How can a musician still communicate when they have nothing else to say? It’s a quandary that Portuguese-Canadian musician Nico Paulo faced as she found herself in a sort of creative limbo. “I was feeling like I had run out of things to say, but I still want to sing to people,” she says of the feeling. “Can I still keep people company with words and sound and not have to tell a full story?’ It’s this questioning that helped birth Paulo’s new EP, Interval_o, a cosy and brief offering inspired by mantras and keeping the whole set up as simplistic as possible.
Stripping away the additional instrumentation that adorned and augmented her 2023 self-titled debut, Interval_o shows Paulo’s almost natural knack for soothing melody. Her tunes are like songs you hum to yourself as you potter about the house, or the warming coo of a mother cradling a newborn child. And that’s apt too, as even though the EP’s material was written beforehand, the cover art shows Paulo’s news that she is a new mother. Like Essie Jain’s maternal Until The Light Of Morning, Interval_o has an undeniably parental quality about. Opening track “memory 1: invitation” layers wordless vocals over each other to create an embryonic glow while “memory 2: grow something” has the rocking bob of a lullaby sung softly. There’s a warming, reassuring luminescence here that feels like it’s recorded right from inside a family home.

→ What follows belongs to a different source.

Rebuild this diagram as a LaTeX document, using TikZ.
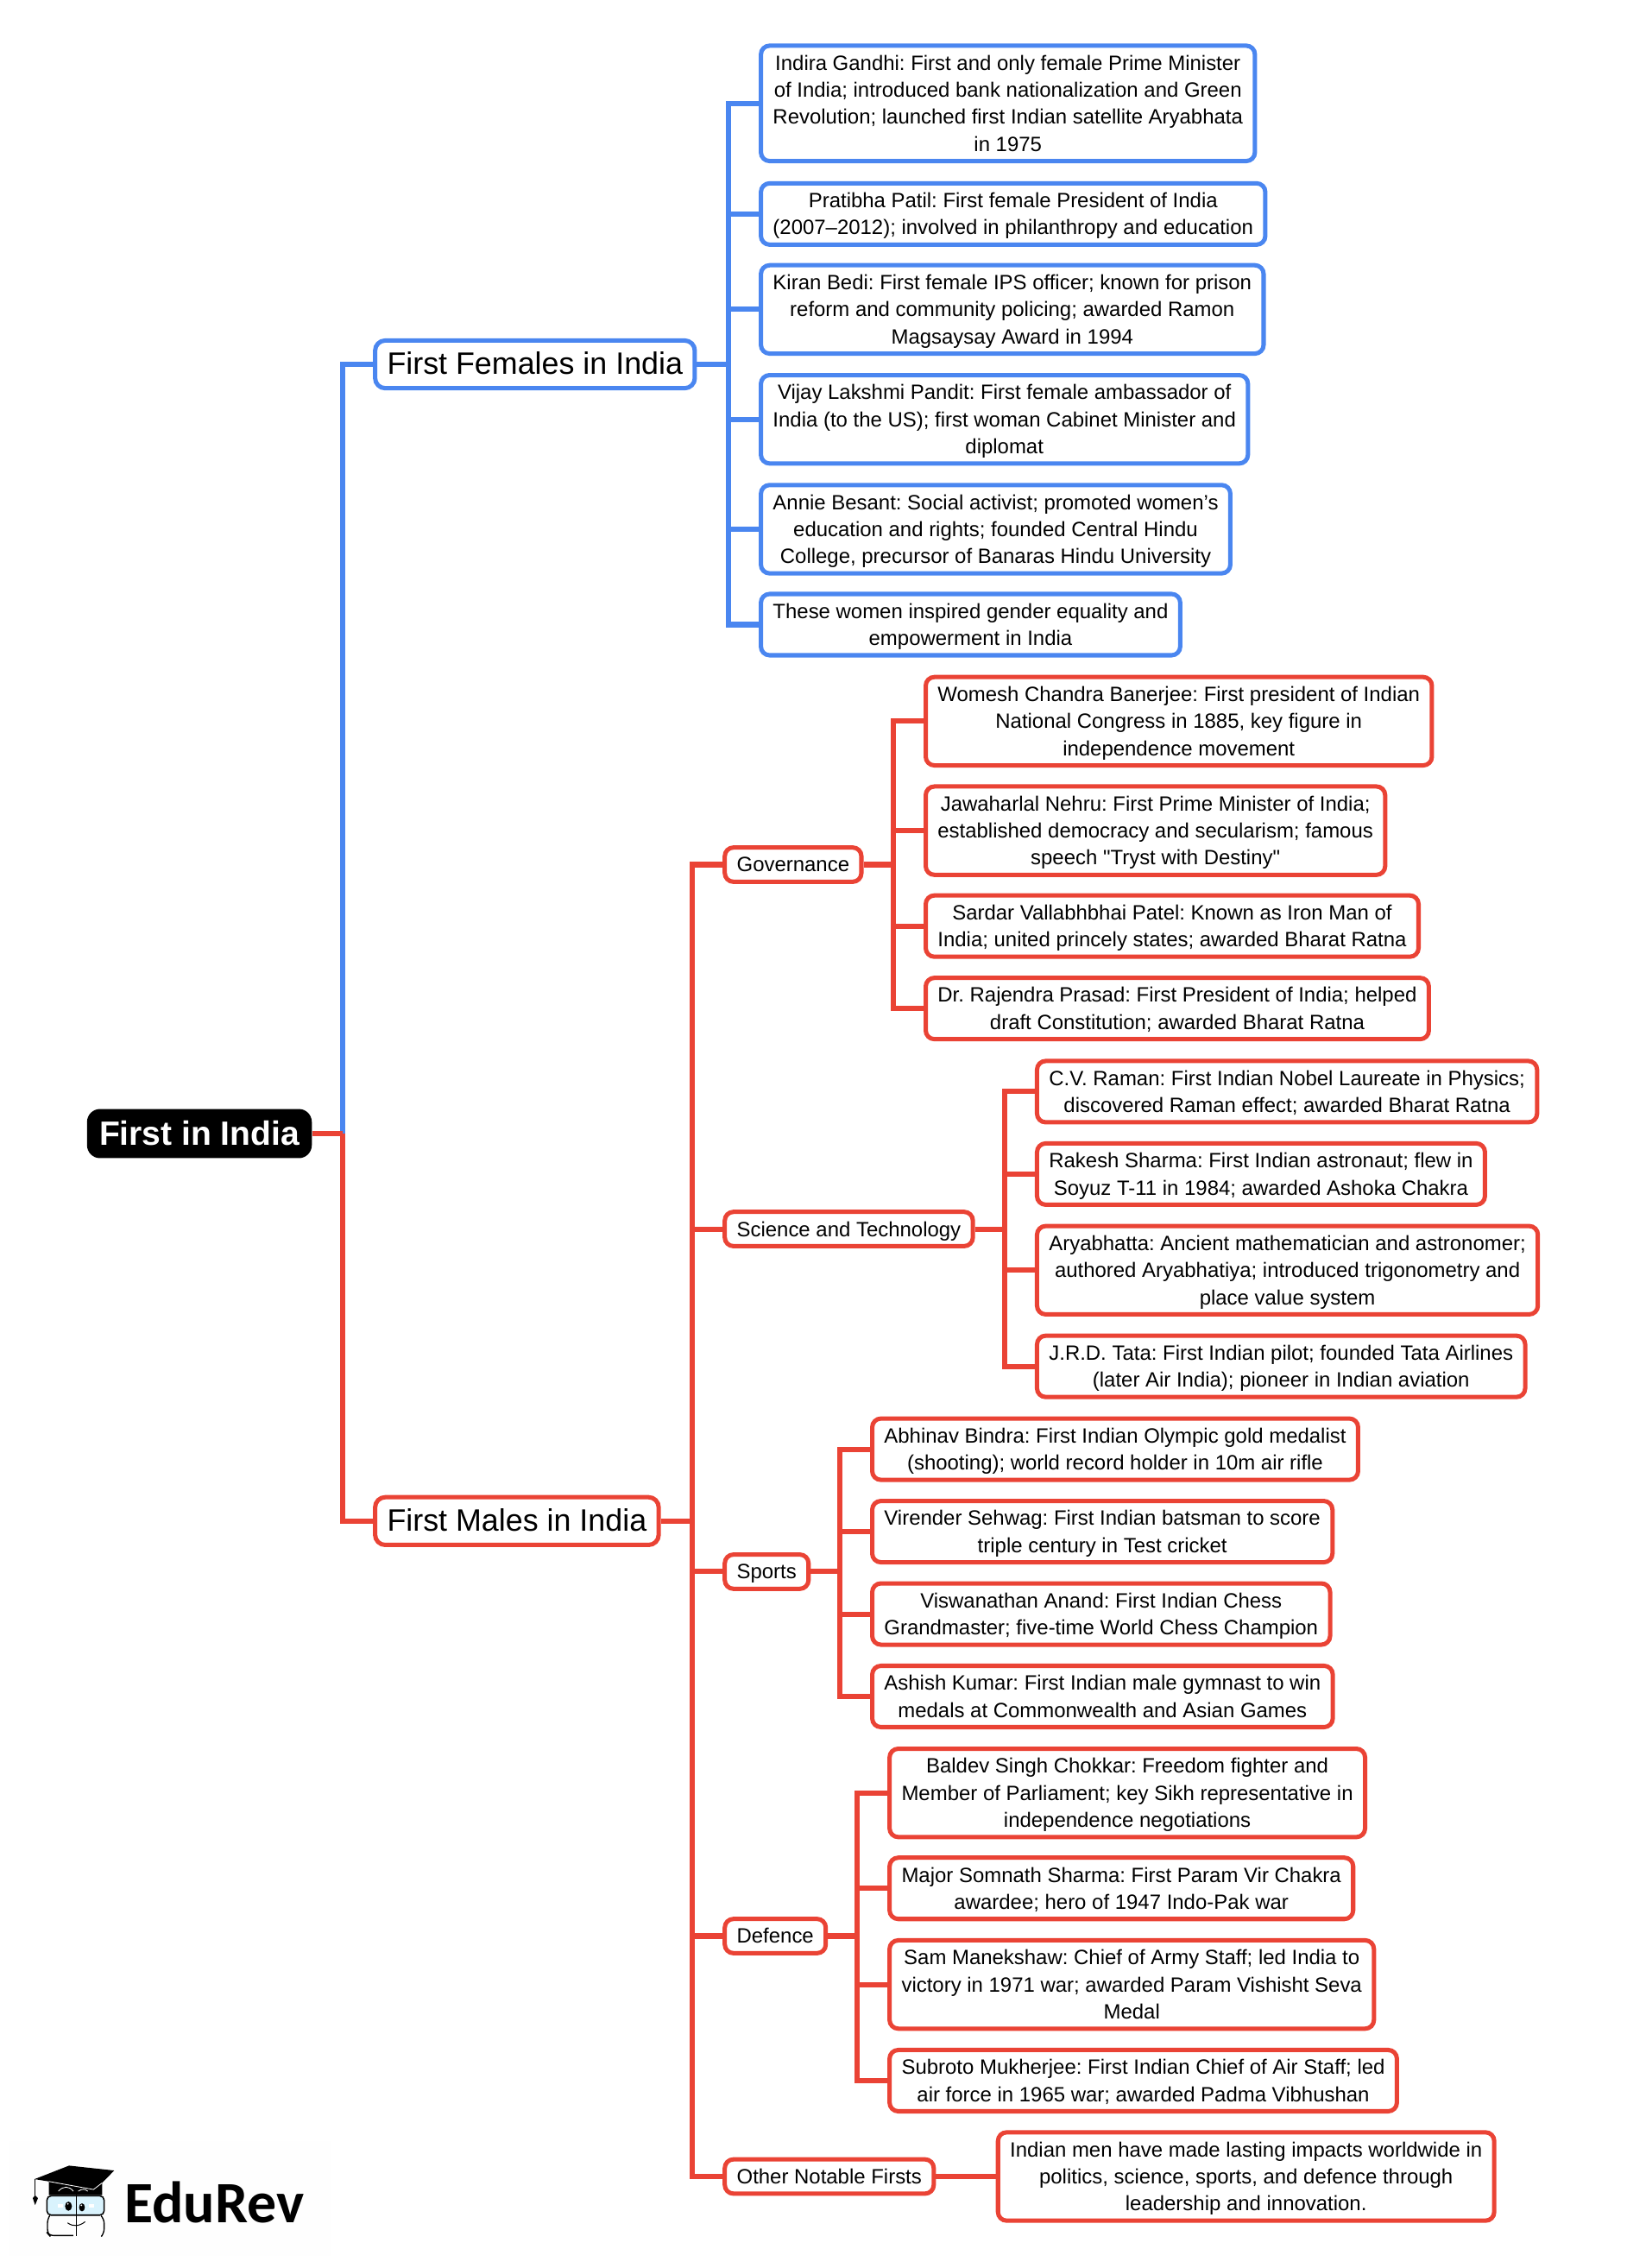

Forward Music Group labelmate Joshua Van Tassel producing, engineering, and mixing the record no doubt helps. He carries forward a keen intuition from Nico Paulo for letting songs breathe, to let the few elements present speak for themselves. The acoustic guitar on “memory 5: two ends” chimes with a summery air as Van Tassel’s electronic and ondea perfume the background, like a woody incense burning. Elsewhere on “memory 4: move like a flame” there’s a handsome but small cast: a bouncy bass and some light percussion bring a Latin rhythm fitting to the song’s title while Paulo’s vocals sway alongside, like she’s entranced by the flickering light. On aforementioned “memory 1: invitation” Van Tesser teases out an intimate choir-like feel to Paulo’s wordless layered vocals, evoking Bon Iver and Sigur Rós with the quivering pitch shifting of her voice.
While Nico Paulo could slow burn its way into your heart and get stuck in your head after but a few listens, Interval_o feels so brief that it doesn’t afford itself much time to sink in; all of its 14 minutes feel fleeting, from the gossamer intermission “memory 3: in company” to the almost four minute “memory 2: grow something”, which floats on by like a cloud against an azure sky. The EP’s title is correct, in that it is an interval drifting listeners from one point to the next. For Paulo it is a gentle and lightly playful murmur that serves as a fitting prelude to the birth of her child. The few repeated lyrics Paulo uses here almost don’t matter: they are simple and minimal messages to adorn the music and accentuate the mood. There are no full stories here, just feelings and ambience. “14min to keep you company,” as Paulo labels it. She’s a fine companion to spend time with. Even with little to say, she says plenty with her voice.